Resumen de Monadic Wajsberg hoops
Cecilia R. Cimadamore, José Patricio Díaz Varela
Wajsberg hoops are the {⊙,→,1}-subreducts (hoop-subreducts) of Wajsberg algebras, which are term equivalent to MV-algebras and are the algebraic models of Łukasiewicz infinite-valued logic. Monadic MV-algebras were introduced by Rutledge [Ph.D. thesis, Cornell University, 1959] as an algebraic model for the monadic predicate calculus of Łukasiewicz infinite-valued logic, in which only a single individual variable occurs. In this paper we study the class of {⊙,→,∀,1}-subreducts (monadic hoop-subreducts) of monadic MV-algebras. We prove that this class, denoted by MWH, is an equational class and we give the identities that define it. An algebra in MWH is called a monadic Wajsberg hoop. We characterize the subdirectly irreducible members in MWH and the congruences by monadic filters.
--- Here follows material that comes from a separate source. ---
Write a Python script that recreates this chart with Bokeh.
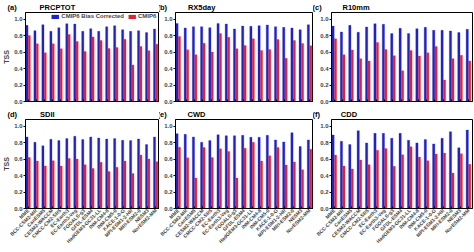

We prove that MWH is generated by its finite members. Then, we introduce the notion of width of a monadic Wajsberg hoop and study some of the subvarieties of monadic Wajsberg hoops of finite width k. Finally, we describe a monadic Wajsberg hoop as a monadic maximal filter within a certain monadic MV-algebra such that the quotient is the two element chain.